● **TASK GOAL**:
With the images removed, repeat the data below exactly.

● **COLLECTED MATERIAL**:
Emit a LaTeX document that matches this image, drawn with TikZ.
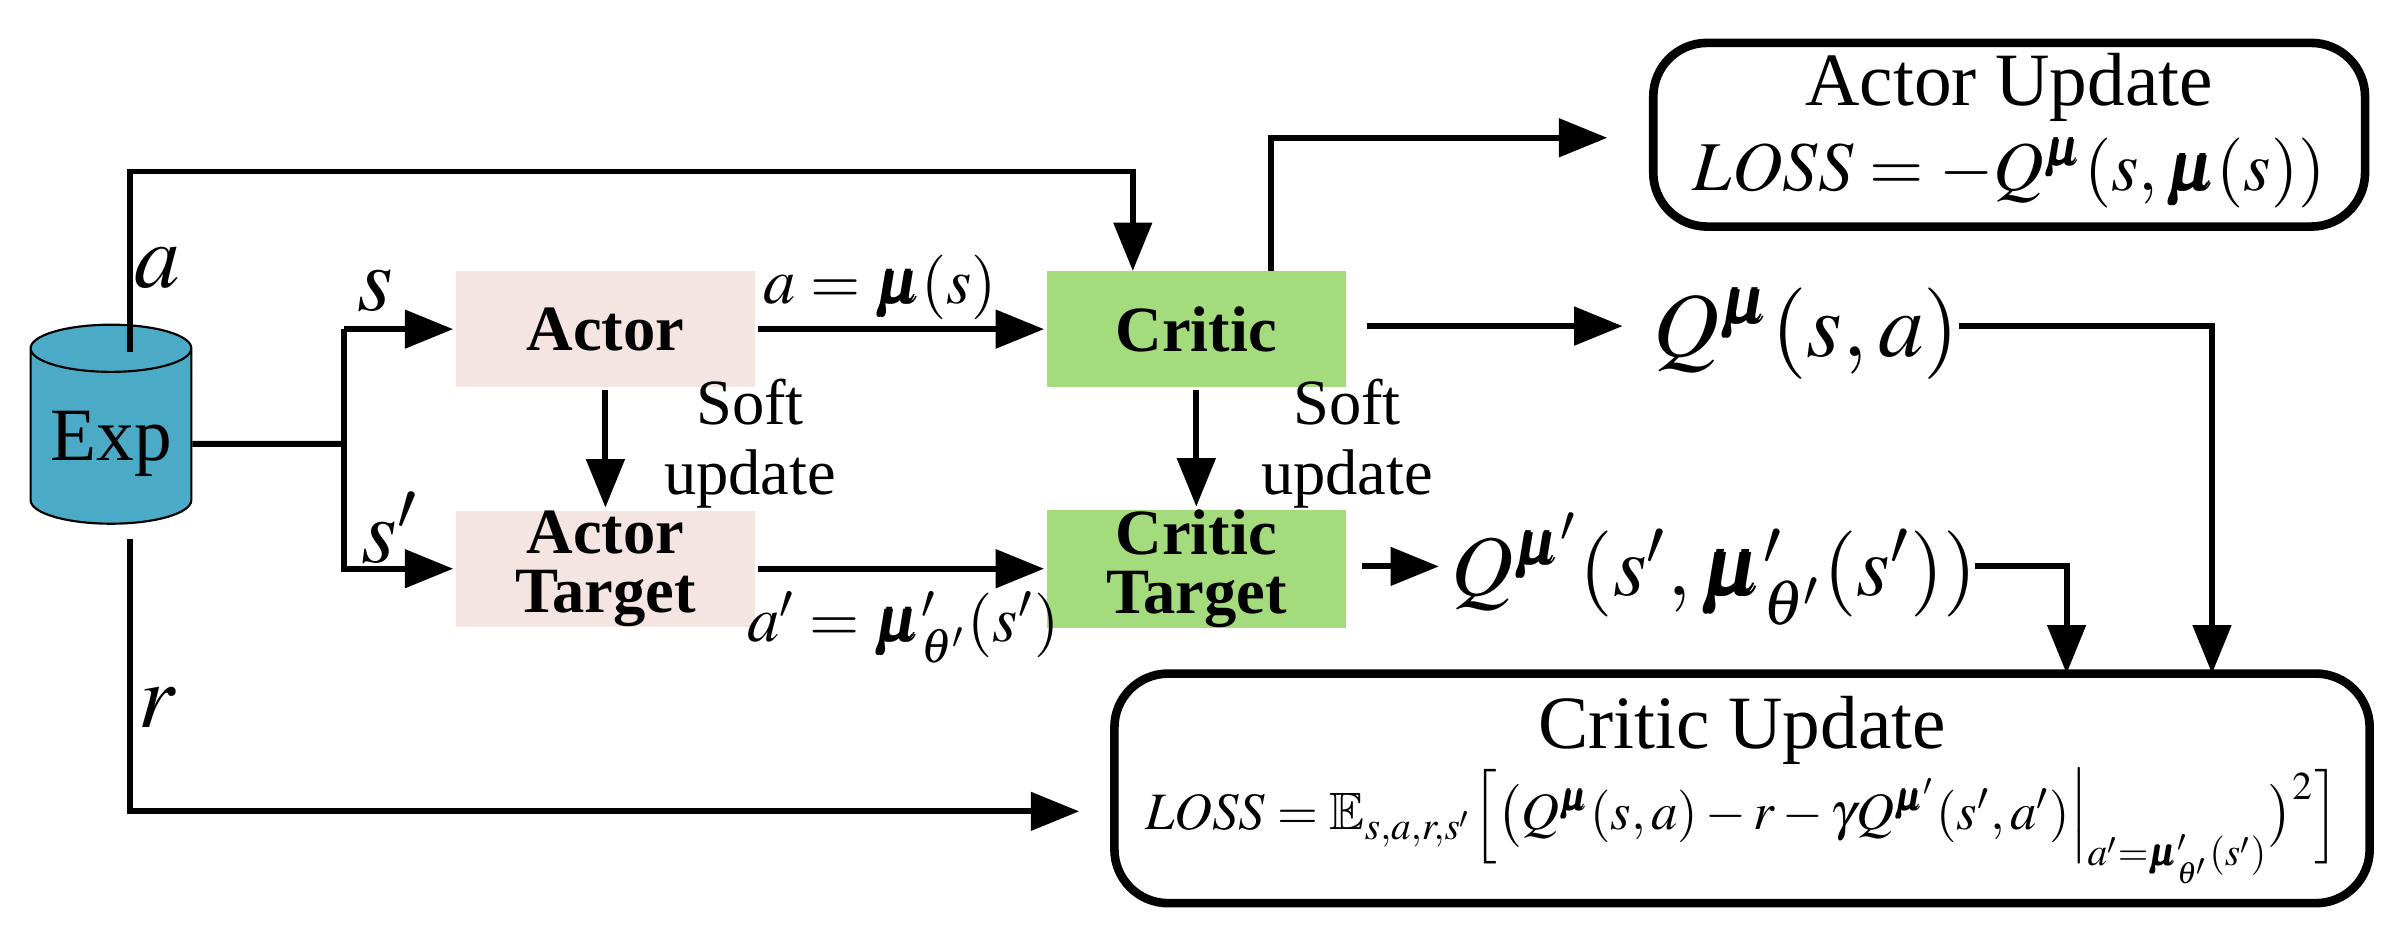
\documentclass[tikz,border=0pt]{standalone}
\usepackage{amsmath,amssymb}
\usepackage{mathptmx}
\usepackage{bm}
\usepackage{graphicx}
\usepackage{fontspec}
\setmainfont{Liberation Serif}
\usetikzlibrary{shapes.geometric,arrows.meta}
\definecolor{pinkb}{HTML}{F4E4E2}
\definecolor{greenb}{HTML}{A4DB7C}
\definecolor{cyl}{HTML}{4BABC6}
\begin{document}
\begin{tikzpicture}[
  line width=1.1pt, >={Triangle[length=9pt,width=7pt]},
  box/.style={minimum width=1.95cm,minimum height=0.76cm,inner sep=0pt,font=\fontsize{12}{13}\selectfont\bfseries,align=center},
  upd/.style={draw,line width=1.6pt,rounded corners=10pt,inner sep=0pt},
  lbl/.style={font=\fontsize{12}{13}\selectfont,align=center},
  big/.style={font=\fontsize{17}{18}\selectfont}]
\useasboundingbox (0,0) rectangle (15.6,-6.05);
% cylinder
\node[cylinder,shape border rotate=90,draw,line width=0.4pt,fill=cyl,aspect=0.3,minimum width=1.05cm,minimum height=1.3cm,font=\fontsize{14}{15}\selectfont] (exp) at (0.725,-2.9) {Exp};
\node[box,fill=pinkb] (actor) at (3.955,-2.15) {Actor};
\node[box,fill=pinkb] (actt) at (3.955,-3.715) {Actor\\[-2pt]Target};
\node[box,fill=greenb] (critic) at (7.815,-2.15) {Critic};
\node[box,fill=greenb] (critt) at (7.815,-3.715) {Critic\\[-2pt]Target};
\node[upd,minimum width=4.65cm,minimum height=1.2cm] (aupd) at (13.125,-0.88) {};
\node[lbl,font=\fontsize{14}{15}\selectfont] (at) at (13.125,-0.57) {Actor Update};
\node[font=\fontsize{13}{14}\selectfont] (af) at (13.125,-1.13) {$LOSS=-Q^{\bm\mu}(s,\bm\mu(s))$};
\node[upd,minimum width=8.2cm,minimum height=1.5cm] (cupd) at (11.38,-5.15) {};
\node[lbl,font=\fontsize{14}{15}\selectfont] (ct) at (11.38,-4.77) {Critic Update};
\node[font=\fontsize{12}{13}\selectfont,inner sep=0pt] (cf) at (11.38,-5.4) {\resizebox{7.8cm}{!}{$LOSS=\mathbb{E}_{s,a,r,s'}\Bigl[\bigl(Q^{\bm\mu}(s,a)-r-\gamma Q^{\bm\mu'}(s',a')\Big|_{a'=\bm\mu'_{\theta'}(s')}\bigr)^2\Bigr]$}};
\node[big] (q1) at (11.8,-2.18) {$Q^{\bm\mu}(s,a)$};
\node[font=\fontsize{16}{17}\selectfont] (q2) at (11.2,-3.72) {$Q^{\bm\mu'}(s',\bm\mu'_{\theta'}(s'))$};
% labels
\node[big] at (1.03,-1.75) {$a$};
\node[big] at (1.03,-4.62) {$r$};
\node[big] at (2.45,-1.9) {$s$};
\node[big] at (2.55,-3.45) {$s'$};
\node[lbl] at (5.75,-1.88) {$a=\bm\mu(s)$};
\node[lbl] at (5.9,-4.1) {$a'=\bm\mu'_{\theta'}(s')$};
\node[lbl] at (4.9,-2.9) {Soft\\update};
\node[lbl] at (8.8,-2.9) {Soft\\update};
\coordinate (br) at (2.25,-2.9);
\draw (exp.east) -- (br);
\draw[->] (2.25,-2.15) -- (actor.west);
\draw[->] (2.25,-2.15) -- (2.25,-3.715) -- (actt.west);
\draw[->] (0.85,-2.3) |- (7.4,-1.12) -- (7.4,-1.77);
\draw[->] (0.85,-3.52) |- (7.05,-5.3);
\draw[->] (actor.east) -- (critic.west);
\draw[->] (actt.east) -- (critt.west);
\draw[->] (actor.south) -- (actt.north);
\draw[->] (critic.south) -- (critt.north);
\draw[->] (8.3,-1.77) |- (10.5,-0.9);
\draw[->] (8.93,-2.13) -- (10.6,-2.13);
\draw[->] (8.9,-3.7) -- (9.4,-3.7);
\draw[->] (12.8,-2.13) -| (14.45,-4.4);
\draw[->] (12.9,-3.7) -| (13.5,-4.4);
\end{tikzpicture}
\end{document}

● **FINAL RESULT**:
Emit a LaTeX document that matches this image, drawn with TikZ.
\documentclass[tikz,border=0pt]{standalone}
\usepackage{amsmath,amssymb}
\usepackage{mathptmx}
\usepackage{bm}
\usepackage{graphicx}
\usepackage{fontspec}
\setmainfont{Liberation Serif}
\usetikzlibrary{shapes.geometric,arrows.meta}
\definecolor{pinkb}{HTML}{F4E4E2}
\definecolor{greenb}{HTML}{A4DB7C}
\definecolor{cyl}{HTML}{4BABC6}
\begin{document}
\begin{tikzpicture}[
  line width=1.1pt, >={Triangle[length=9pt,width=7pt]},
  box/.style={minimum width=1.95cm,minimum height=0.76cm,inner sep=0pt,font=\fontsize{12}{13}\selectfont\bfseries,align=center},
  upd/.style={draw,line width=1.6pt,rounded corners=10pt,inner sep=0pt},
  lbl/.style={font=\fontsize{12}{13}\selectfont,align=center},
  big/.style={font=\fontsize{17}{18}\selectfont}]
\useasboundingbox (0,0) rectangle (15.6,-6.05);
% cylinder
\node[cylinder,shape border rotate=90,draw,line width=0.4pt,fill=cyl,aspect=0.3,minimum width=1.05cm,minimum height=1.3cm,font=\fontsize{14}{15}\selectfont] (exp) at (0.725,-2.9) {Exp};
\node[box,fill=pinkb] (actor) at (3.955,-2.15) {Actor};
\node[box,fill=pinkb] (actt) at (3.955,-3.715) {Actor\\[-2pt]Target};
\node[box,fill=greenb] (critic) at (7.815,-2.15) {Critic};
\node[box,fill=greenb] (critt) at (7.815,-3.715) {Critic\\[-2pt]Target};
\node[upd,minimum width=4.65cm,minimum height=1.2cm] (aupd) at (13.125,-0.88) {};
\node[lbl,font=\fontsize{14}{15}\selectfont] (at) at (13.125,-0.57) {Actor Update};
\node[font=\fontsize{13}{14}\selectfont] (af) at (13.125,-1.13) {$LOSS=-Q^{\bm\mu}(s,\bm\mu(s))$};
\node[upd,minimum width=8.2cm,minimum height=1.5cm] (cupd) at (11.38,-5.15) {};
\node[lbl,font=\fontsize{14}{15}\selectfont] (ct) at (11.38,-4.77) {Critic Update};
\node[font=\fontsize{12}{13}\selectfont,inner sep=0pt] (cf) at (11.38,-5.4) {\resizebox{7.8cm}{!}{$LOSS=\mathbb{E}_{s,a,r,s'}\Bigl[\bigl(Q^{\bm\mu}(s,a)-r-\gamma Q^{\bm\mu'}(s',a')\Big|_{a'=\bm\mu'_{\theta'}(s')}\bigr)^2\Bigr]$}};
\node[big] (q1) at (11.8,-2.18) {$Q^{\bm\mu}(s,a)$};
\node[font=\fontsize{16}{17}\selectfont] (q2) at (11.2,-3.72) {$Q^{\bm\mu'}(s',\bm\mu'_{\theta'}(s'))$};
% labels
\node[big] at (1.03,-1.75) {$a$};
\node[big] at (1.03,-4.62) {$r$};
\node[big] at (2.45,-1.9) {$s$};
\node[big] at (2.55,-3.45) {$s'$};
\node[lbl] at (5.75,-1.88) {$a=\bm\mu(s)$};
\node[lbl] at (5.9,-4.1) {$a'=\bm\mu'_{\theta'}(s')$};
\node[lbl] at (4.9,-2.9) {Soft\\update};
\node[lbl] at (8.8,-2.9) {Soft\\update};
\coordinate (br) at (2.25,-2.9);
\draw (exp.east) -- (br);
\draw[->] (2.25,-2.15) -- (actor.west);
\draw[->] (2.25,-2.15) -- (2.25,-3.715) -- (actt.west);
\draw[->] (0.85,-2.3) |- (7.4,-1.12) -- (7.4,-1.77);
\draw[->] (0.85,-3.52) |- (7.05,-5.3);
\draw[->] (actor.east) -- (critic.west);
\draw[->] (actt.east) -- (critt.west);
\draw[->] (actor.south) -- (actt.north);
\draw[->] (critic.south) -- (critt.north);
\draw[->] (8.3,-1.77) |- (10.5,-0.9);
\draw[->] (8.93,-2.13) -- (10.6,-2.13);
\draw[->] (8.9,-3.7) -- (9.4,-3.7);
\draw[->] (12.8,-2.13) -| (14.45,-4.4);
\draw[->] (12.9,-3.7) -| (13.5,-4.4);
\end{tikzpicture}
\end{document}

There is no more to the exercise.